- [Instruction]: Extract word for word the lines of the listing from its start to the line holding "ys = alt.Scale(domain=[0, Y_MAX], nice=False, zero=False)", both ends kept; pictures are not part of the copy.

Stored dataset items
══════

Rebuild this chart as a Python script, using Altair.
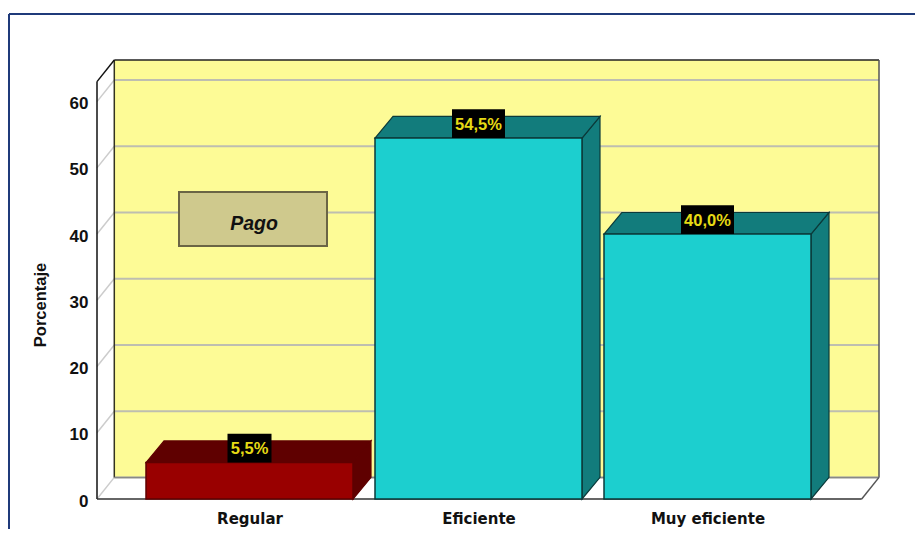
import altair as alt
import pandas as pd

categories = ["Regular", "Eficiente", "Muy eficiente"]
values = [5.5, 54.5, 40.0]
labels = ["5,5%", "54,5%", "40,0%"]
front_colors = ["#990000", "#1CCFCF", "#1CCFCF"]
side_colors = ["#5F0000", "#127C7C", "#127C7C"]
edge_colors = ["#5F0000", "#0B3A3A", "#0B3A3A"]
y_ticks = [0, 10, 20, 30, 40, 50, 60]

PX_X = 229.0   # pixels per category step
PX_Y = 6.623   # pixels per percent
W, H = 782, 439
X_MAX, Y_MAX = W / PX_X, H / PX_Y
OFFSET = 152.5 / PX_X
HALF = 103.5 / PX_X
DX_WALL, DY = 17.3 / PX_X, 21.6 / PX_Y
DX_BAR = 18.0 / PX_X
Y_TOP_FRONT = Y_MAX - DY
FRONT_RIGHT = X_MAX - DX_WALL
CENTERS = [OFFSET + i for i in range(len(categories))]

FONT = "Liberation Sans"

xs = alt.Scale(domain=[0, X_MAX], nice=False, zero=False)
ys = alt.Scale(domain=[0, Y_MAX], nice=False, zero=False)

axis_y = alt.Axis(
    values=y_ticks, grid=False, domain=False, ticks=False,
    labelFont=FONT, labelFontWeight="bold", labelFontSize=17,
    labelColor="#111111", labelPadding=9, labelOffset=2,
    title="Porcentaje", titleFont=FONT, titleFontWeight="bold",
    titleFontSize=16.5, titleColor="#111111", titleX=-57, titleY=244.5,
    titleAlign="center", titleBaseline="middle",
)
axis_x = alt.Axis(
    values=CENTERS, grid=False, domain=False, ticks=False, title=None,
    labelExpr="['" + "','".join(categories) + "'][round(datum.value - %.5f)]" % OFFSET,
    labelFont="DejaVu Sans", labelFontWeight="bold", labelFontSize=15,
    labelColor="#111111", labelPadding=12, labelAngle=0, labelFlush=False,
    labelOverlap=False,
)

X = lambda f: alt.X(f, type="quantitative", scale=xs, axis=axis_x)
Y = lambda f: alt.Y(f, type="quantitative", scale=ys, axis=axis_y)
X2 = lambda f: alt.X2(f)
Y2 = lambda f: alt.Y2(f)

bars = pd.DataFrame({
    "name": categories,
    "v": values,
    "label": labels,
    "front": front_colors,
    "side": side_colors,
    "edge": edge_colors,
    "c": CENTERS,
})
bars["l"] = bars["c"] - HALF
bars["r"] = bars["c"] + HALF
bars["zero"] = 0.0
half_box = bars["label"].str.len().map({4: 22.0, 5: 26.5}) / PX_X
bars["tx1"] = bars["c"] - half_box
bars["tx2"] = bars["c"] + half_box
bars["ty2"] = bars["v"] + 28.8 / PX_Y
bars["tym"] = bars["v"] + 13.5 / PX_Y

top_rows, side_rows = [], []
for b in bars.to_dict("records"):
    top_rows.append(dict(name=b["name"], y=b["v"], x=b["l"], x2=b["r"], color=b["side"], edge=b["edge"]))
    top_rows.append(dict(name=b["name"], y=b["v"] + DY, x=b["l"] + DX_BAR, x2=b["r"] + DX_BAR, color=b["side"], edge=b["edge"]))
    side_rows.append(dict(name=b["name"], x=b["r"], y=0.0, y2=b["v"], color=b["side"], edge=b["edge"]))
    side_rows.append(dict(name=b["name"], x=b["r"] + DX_BAR, y=DY, y2=b["v"] + DY, color=b["side"], edge=b["edge"]))
tops = pd.DataFrame(top_rows)
sides = pd.DataFrame(side_rows)

grid = pd.DataFrame({"v": y_ticks})
grid["yb"] = grid["v"] + DY
grid["x0"] = 0.0
grid["x1"] = DX_WALL
grid["xe"] = X_MAX

wall = pd.DataFrame([{"x": DX_WALL, "x2": X_MAX, "y": DY, "y2": Y_MAX}])


def seg(x, x2, y, y2, color, width):
    d = pd.DataFrame([{"x": x, "x2": x2, "y": y, "y2": y2}])
    return alt.Chart(d).mark_rule(color=color, strokeWidth=width).encode(
        X("x"), X2("x2"), Y("y"), Y2("y2")
    )


one = pd.DataFrame([{"a": 1}])
layers = [
    # frame
    alt.Chart(one).mark_rule(color="#1F3A7A", strokeWidth=2).encode(
        x=alt.value(-88), x2=alt.value(818), y=alt.value(-46)
    ),
    alt.Chart(one).mark_rule(color="#1F3A7A", strokeWidth=2).encode(
        x=alt.value(-88), y=alt.value(-46), y2=alt.value(470)
    ),
    # back wall
    alt.Chart(wall).mark_rect(color="#FDFB96").encode(X("x"), X2("x2"), Y("y"), Y2("y2")),
    # grid on wall and side
    alt.Chart(grid).mark_rule(color="#BEBEB0", strokeWidth=2).encode(
        X("x1"), X2("xe"), Y("yb")
    ),
    alt.Chart(grid).mark_rule(color="#CCCCCC", strokeWidth=1.5).encode(
        X("x0"), X2("x1"), Y("v"), Y2("yb")
    ),
    # wall edges
    seg(DX_WALL, DX_WALL, DY, Y_MAX, "#333320", 1.5),
    seg(DX_WALL, X_MAX, Y_MAX, Y_MAX, "#222222", 1.5),
    seg(X_MAX, X_MAX, DY, Y_MAX, "#555555", 1.5),
    seg(DX_WALL, X_MAX, DY, DY, "#888888", 1.5),
    seg(X_MAX, FRONT_RIGHT, DY, 0, "#555555", 1.5),
    seg(0, DX_WALL, Y_TOP_FRONT, Y_MAX, "#111111", 1.5),
    seg(0, 0, 0, Y_TOP_FRONT, "#111111", 1.5),
    seg(0, FRONT_RIGHT, 0, 0, "#333333", 1.5),
    # legend box
    alt.Chart(one).mark_rect(
        color="#CFC98D", stroke="#6B6545", strokeWidth=2
    ).encode(x=alt.value(82), x2=alt.value(230), y=alt.value(132), y2=alt.value(186)),
    alt.Chart(pd.DataFrame([{"t": "Pago"}])).mark_text(
        font=FONT, fontWeight="bold", fontStyle="italic", fontSize=19.5,
        color="#111111", align="center", baseline="middle",
    ).encode(x=alt.value(157), y=alt.value(164), text="t:N"),
    # bars
    alt.Chart(sides).mark_area(orient="vertical", strokeWidth=1.2).encode(
        X("x"), Y("y"), Y2("y2"),
        fill=alt.Color("color:N", scale=None),
        stroke=alt.Color("edge:N", scale=None),
        detail="name:N",
    ),
    alt.Chart(tops).mark_area(orient="horizontal", strokeWidth=1.2).encode(
        Y("y"), X("x"), X2("x2"),
        fill=alt.Color("color:N", scale=None),
        stroke=alt.Color("edge:N", scale=None),
        detail="name:N",
    ),
    alt.Chart(bars).mark_rect(strokeWidth=1.5).encode(
        X("l"), X2("r"), Y("zero"), Y2("v"),
        fill=alt.Color("front:N", scale=None),
        stroke=alt.Color("edge:N", scale=None),
    ),
    # value labels
    alt.Chart(bars).mark_rect(color="#000000").encode(
        X("tx1"), X2("tx2"), Y("v"), Y2("ty2")
    ),
    alt.Chart(bars).mark_text(
        font=FONT, fontWeight="bold", fontSize=16.5, color="#E6DA14",
        align="center", baseline="middle",
    ).encode(X("c"), Y("tym"), text="label:N"),
]

chart = alt.layer(*layers).properties(
    width=W, height=H,
    autosize=alt.AutoSizeParams(type="none"),
    padding={"left": 89, "top": 52, "right": 36, "bottom": 30},
    background="#FFFFFF",
).configure_view(stroke=None)

chart.save("out.html", embed_options={"renderer": "svg", "actions": False})
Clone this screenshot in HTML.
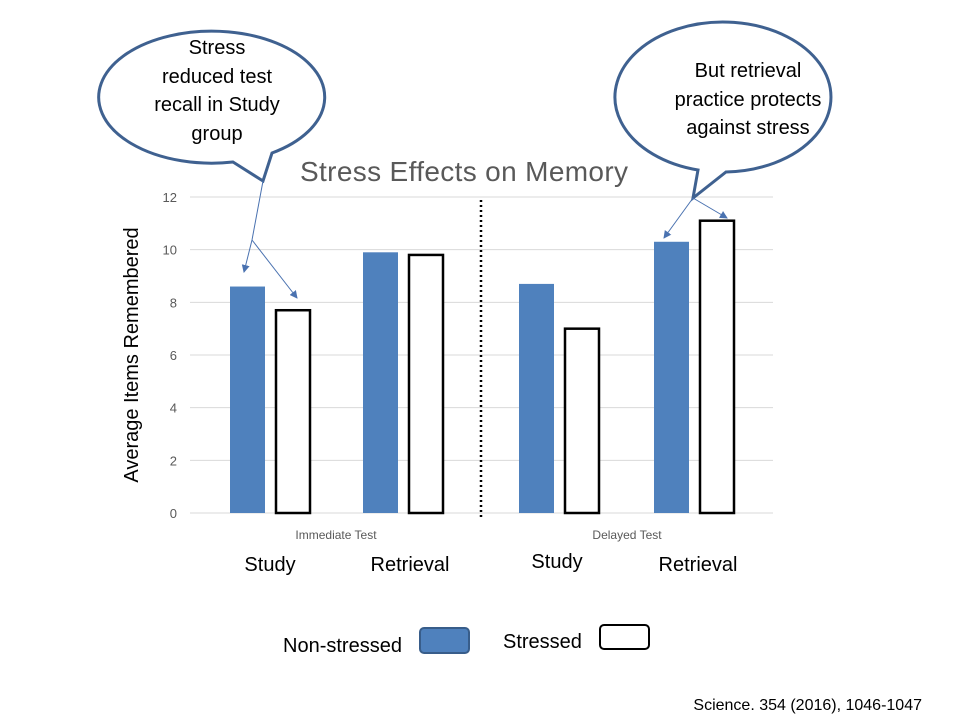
<!DOCTYPE html>
<html><head><meta charset="utf-8"><style>
body{margin:0;background:#fff;}
svg text{font-family:"Liberation Sans",sans-serif;}
</style></head><body>
<svg width="960" height="720" viewBox="0 0 960 720" xmlns="http://www.w3.org/2000/svg">
<defs><marker id="ah" markerWidth="8" markerHeight="8" refX="7" refY="4" orient="auto" markerUnits="userSpaceOnUse"><path d="M0,0 L8,4 L0,8 z" fill="#4a72b0"/></marker></defs>
<g id="grid"></g>
<g id="yticks"></g>
<g id="bars"></g>
<line x1="481" y1="200" x2="481" y2="520" stroke="#000" stroke-width="2.5" stroke-dasharray="2,3"/>
<text x="464" y="181" font-size="28" fill="#595959" text-anchor="middle" textLength="328">Stress Effects on Memory</text>
<text transform="translate(138,355) rotate(-90)" font-size="20" text-anchor="middle">Average Items Remembered</text>
<text x="336" y="539" font-size="12" fill="#595959" text-anchor="middle">Immediate Test</text>
<text x="627" y="539" font-size="12" fill="#595959" text-anchor="middle">Delayed Test</text>
<text x="270" y="571" font-size="20" text-anchor="middle">Study</text>
<text x="410" y="571" font-size="20" text-anchor="middle">Retrieval</text>
<text x="557" y="568" font-size="20" text-anchor="middle">Study</text>
<text x="698" y="571" font-size="20" text-anchor="middle">Retrieval</text>
<g>
<text x="283" y="652" font-size="20">Non-stressed</text>
<rect x="420" y="628" width="49" height="25" rx="4" fill="#4f81bd" stroke="#385d8a" stroke-width="2"/>
<text x="503" y="648" font-size="20">Stressed</text>
<rect x="600" y="625" width="49" height="24" rx="4" fill="#fff" stroke="#000" stroke-width="2"/>
</g>
<text x="922" y="710" font-size="16" text-anchor="end">Science. 354 (2016), 1046-1047</text>
<g>
<path d="M233,162 A113,66 0 1 1 272,153 L263,181 Z" fill="#fff" stroke="#3f6190" stroke-width="3" stroke-linejoin="miter"/>
<text font-size="20" text-anchor="middle"><tspan x="217" y="54">Stress</tspan><tspan x="217" y="83">reduced test</tspan><tspan x="217" y="111">recall in Study</tspan><tspan x="217" y="140">group</tspan></text>
</g>
<path d="M263,181 L252,240 L244,272" fill="none" stroke="#4a72b0" stroke-width="1" marker-end="url(#ah)"/>
<path d="M252,240 L297,298" fill="none" stroke="#4a72b0" stroke-width="1" marker-end="url(#ah)"/>
<g>
<path d="M698,170 A108,75 0 1 1 726,172 L693,198 Z" fill="#fff" stroke="#3f6190" stroke-width="3"/>
<text font-size="20" text-anchor="middle"><tspan x="748" y="77">But retrieval</tspan><tspan x="748" y="106">practice protects</tspan><tspan x="748" y="134">against stress</tspan></text>
</g>
<path d="M693,198 L664,238" fill="none" stroke="#4a72b0" stroke-width="1" marker-end="url(#ah)"/>
<path d="M693,198 L727,218" fill="none" stroke="#4a72b0" stroke-width="1" marker-end="url(#ah)"/>
</svg>
<script>
const yTicks=[0,2,4,6,8,10,12];
const groups=["Immediate Study","Immediate Retrieval","Delayed Study","Delayed Retrieval"];
const nonStressed=[8.6,9.9,8.7,10.3];
const stressed=[7.7,9.8,7.0,11.1];
const NS="http://www.w3.org/2000/svg";
const y=v=>513-v*(316/12);
const groupX=[230,363,519,654];
function mk(t,a){const e=document.createElementNS(NS,t);for(const k in a)e.setAttribute(k,a[k]);return e;}
const g=document.getElementById('grid'),yt=document.getElementById('yticks'),b=document.getElementById('bars');
yTicks.forEach(v=>{
 const l=mk('line',{x1:190,x2:773,y1:y(v),y2:y(v),stroke:'#d9d9d9','stroke-width':1});
 
 
 g.appendChild(l);
 const t=mk('text',{x:177,y:y(v)+5,'font-size':13,fill:'#595959','text-anchor':'end'});
 t.textContent=v;
 
 
 yt.appendChild(t);
});
groups.forEach((n,i)=>{
 const r1=mk('rect',{x:groupX[i],y:y(nonStressed[i]),width:35,height:y(0)-y(nonStressed[i]),fill:'#4f81bd'});
 
 
 b.appendChild(r1);
 const r2=mk('rect',{x:groupX[i]+46,y:y(stressed[i]),width:34,height:y(0)-y(stressed[i]),fill:'#fff',stroke:'#000','stroke-width':2.5});
 
 
 b.appendChild(r2);
});
</script>
</body></html>
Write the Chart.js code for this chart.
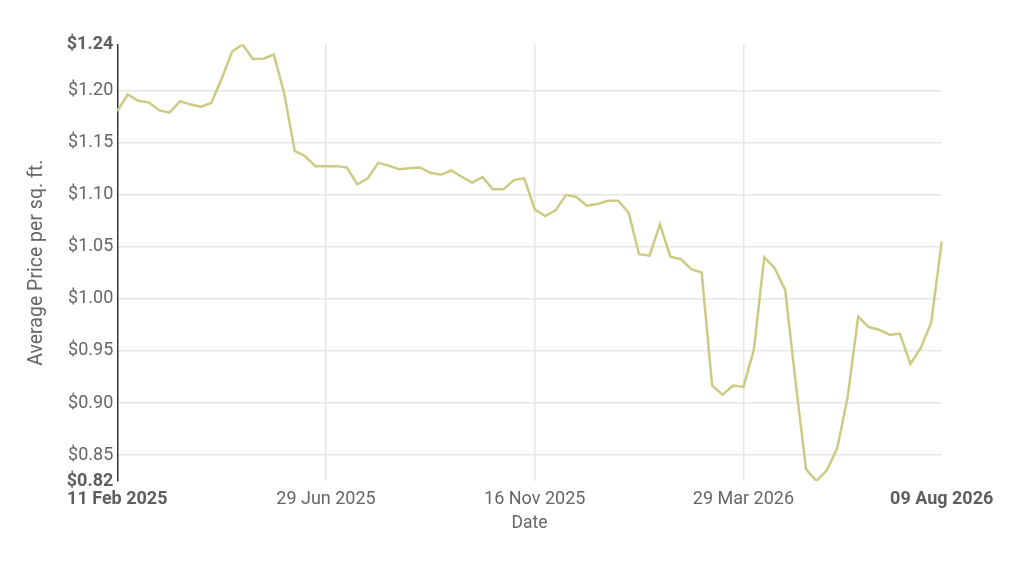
<!DOCTYPE html>
<html>
<head>
<meta charset="utf-8">
<script src="https://cdn.jsdelivr.net/npm/chart.js@4.4.1/dist/chart.umd.min.js"></script>
<style>
  html, body { margin: 0; padding: 0; background: #fff; }
  #wrap { width: 1024px; height: 562px; position: relative; }
</style>
</head>
<body>
<div id="wrap"><canvas id="priceChart"></canvas></div>
<script>
// weekly dates (category axis)
const dates = [
  '11 Feb 2025', '16 Feb 2025', '23 Feb 2025', '02 Mar 2025', '09 Mar 2025', '16 Mar 2025', '23 Mar 2025', '30 Mar 2025',
  '06 Apr 2025', '13 Apr 2025', '20 Apr 2025', '27 Apr 2025', '04 May 2025', '11 May 2025', '18 May 2025', '25 May 2025',
  '01 Jun 2025', '08 Jun 2025', '15 Jun 2025', '22 Jun 2025', '29 Jun 2025', '06 Jul 2025', '13 Jul 2025', '20 Jul 2025',
  '27 Jul 2025', '03 Aug 2025', '10 Aug 2025', '17 Aug 2025', '24 Aug 2025', '31 Aug 2025', '07 Sep 2025', '14 Sep 2025',
  '21 Sep 2025', '28 Sep 2025', '05 Oct 2025', '12 Oct 2025', '19 Oct 2025', '26 Oct 2025', '02 Nov 2025', '09 Nov 2025',
  '16 Nov 2025', '23 Nov 2025', '30 Nov 2025', '07 Dec 2025', '14 Dec 2025', '21 Dec 2025', '28 Dec 2025', '01 Jan 2026',
  '04 Jan 2026', '11 Jan 2026', '18 Jan 2026', '25 Jan 2026', '01 Feb 2026', '08 Feb 2026', '15 Feb 2026', '22 Feb 2026',
  '01 Mar 2026', '08 Mar 2026', '15 Mar 2026', '22 Mar 2026', '29 Mar 2026', '05 Apr 2026', '12 Apr 2026', '19 Apr 2026',
  '26 Apr 2026', '03 May 2026', '10 May 2026', '17 May 2026', '24 May 2026', '31 May 2026', '07 Jun 2026', '14 Jun 2026',
  '21 Jun 2026', '28 Jun 2026', '05 Jul 2026', '12 Jul 2026', '19 Jul 2026', '26 Jul 2026', '02 Aug 2026', '09 Aug 2026'
];

const avgPrice = [
  1.180, 1.196, 1.190, 1.1885, 1.181, 1.1786, 1.1895, 1.1866, 1.184, 1.1879,
  1.2112, 1.2373, 1.244, 1.230, 1.2303, 1.2344, 1.197, 1.1419, 1.1368, 1.1273,
  1.1273, 1.1273, 1.126, 1.1098, 1.1155, 1.1304, 1.1278, 1.1244, 1.1252, 1.126,
  1.1209, 1.119, 1.1231, 1.1171, 1.1116, 1.1167, 1.105, 1.105, 1.1139, 1.1155,
  1.0858, 1.0794, 1.0849, 1.0998, 1.0976, 1.0893, 1.0909, 1.0941, 1.0941, 1.0826,
  1.0428, 1.0415, 1.0715, 1.0405, 1.038, 1.0284, 1.0252, 0.9167, 0.9081, 0.9167,
  0.9155, 0.9512, 1.0399, 1.0294, 1.0086, 0.920, 0.8364, 0.8252, 0.8357, 0.8571,
  0.9065, 0.9831, 0.9729, 0.9703, 0.9656, 0.9665, 0.9375, 0.9528, 0.9773, 1.0548
];

const xTickIdx = [0, 20, 40, 60, 79];
const yTickVals = [0.85, 0.90, 0.95, 1.00, 1.05, 1.10, 1.15, 1.20];

const yMin = Math.min(...avgPrice);
const yMax = Math.max(...avgPrice);

const txt = '#666666';
const txtBold = '#5e5e5e';
const gridCol = '#e6e6e6';
const fam = 'Roboto, "Noto Sans", sans-serif';

function money(v) {
  return '$' + (Math.floor(v * 100 + 1e-6) / 100).toFixed(2);
}

const ctx = document.getElementById('priceChart').getContext('2d');
const priceChart = new Chart(ctx, {
  type: 'line',
  data: {
    labels: dates,
    datasets: [{
      label: 'Average Price per sq. ft.',
      data: avgPrice,
      borderColor: '#cbcb84',
      borderWidth: 2.5,
      pointRadius: 0,
      tension: 0,
      fill: false
    }]
  },
  options: {
    responsive: true,
    maintainAspectRatio: false,
    animation: false,
    layout: { padding: { top: 44.5, right: 82.3, bottom: 0, left: 0 } },
    plugins: {
      legend: { display: false },
      tooltip: { enabled: false }
    },
    scales: {
      x: {
        type: 'category',
        offset: false,
        afterBuildTicks: (scale) => {
          scale.ticks = xTickIdx.map(i => ({ value: i }));
        },
        afterFit: (scale) => { scale.height = 81; },
        border: { display: false },
        grid: {
          drawTicks: false,
          lineWidth: 1.5,
          color: (c) => (c.tick && (c.tick.value === 0 || c.tick.value === dates.length - 1)) ? 'rgba(0,0,0,0)' : gridCol
        },
        ticks: {
          autoSkip: false,
          maxRotation: 0,
          padding: 8,
          color: (c) => (c.index === 0 || c.index === xTickIdx.length - 1) ? txtBold : txt,
          font: (c) => ({
            family: fam,
            size: 18,
            weight: (c.index === 0 || c.index === xTickIdx.length - 1) ? 'bold' : 'normal'
          }),
          callback: function (v) { return this.getLabelForValue(v); }
        },
        title: {
          display: true,
          text: 'Date',
          color: txt,
          font: { family: fam, size: 17.5 },
          padding: { top: 0, bottom: 28 }
        }
      },
      y: {
        min: yMin,
        max: yMax,
        afterBuildTicks: (scale) => {
          scale.ticks = [yMin, ...yTickVals, yMax].map(v => ({ value: v }));
        },
        afterFit: (scale) => { scale.width = 117.3; },
        border: { display: true, color: '#333333', width: 1.5 },
        grid: {
          drawTicks: false,
          lineWidth: 1.5,
          color: (c) => (c.tick && (c.tick.value === yMin || c.tick.value === yMax)) ? 'rgba(0,0,0,0)' : gridCol
        },
        ticks: {
          padding: 4,
          color: (c) => (c.tick && (c.tick.value === yMin || c.tick.value === yMax)) ? txtBold : txt,
          font: (c) => ({
            family: fam,
            size: 18,
            weight: (c.tick && (c.tick.value === yMin || c.tick.value === yMax)) ? 'bold' : 'normal'
          }),
          callback: (v) => money(v)
        },
        title: {
          display: true,
          text: 'Average Price per sq. ft.',
          color: txt,
          font: { family: fam, size: 19.5 },
          padding: { top: 25, bottom: 0 }
        }
      }
    }
  }
});
</script>
</body>
</html>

══════

- [Reply to the exercise]:
Rebuild this chart as a Python script, using Altair.
import altair as alt
import pandas as pd

categories = ["Regular", "Eficiente", "Muy eficiente"]
values = [5.5, 54.5, 40.0]
labels = ["5,5%", "54,5%", "40,0%"]
front_colors = ["#990000", "#1CCFCF", "#1CCFCF"]
side_colors = ["#5F0000", "#127C7C", "#127C7C"]
edge_colors = ["#5F0000", "#0B3A3A", "#0B3A3A"]
y_ticks = [0, 10, 20, 30, 40, 50, 60]

PX_X = 229.0   # pixels per category step
PX_Y = 6.623   # pixels per percent
W, H = 782, 439
X_MAX, Y_MAX = W / PX_X, H / PX_Y
OFFSET = 152.5 / PX_X
HALF = 103.5 / PX_X
DX_WALL, DY = 17.3 / PX_X, 21.6 / PX_Y
DX_BAR = 18.0 / PX_X
Y_TOP_FRONT = Y_MAX - DY
FRONT_RIGHT = X_MAX - DX_WALL
CENTERS = [OFFSET + i for i in range(len(categories))]

FONT = "Liberation Sans"

xs = alt.Scale(domain=[0, X_MAX], nice=False, zero=False)
ys = alt.Scale(domain=[0, Y_MAX], nice=False, zero=False)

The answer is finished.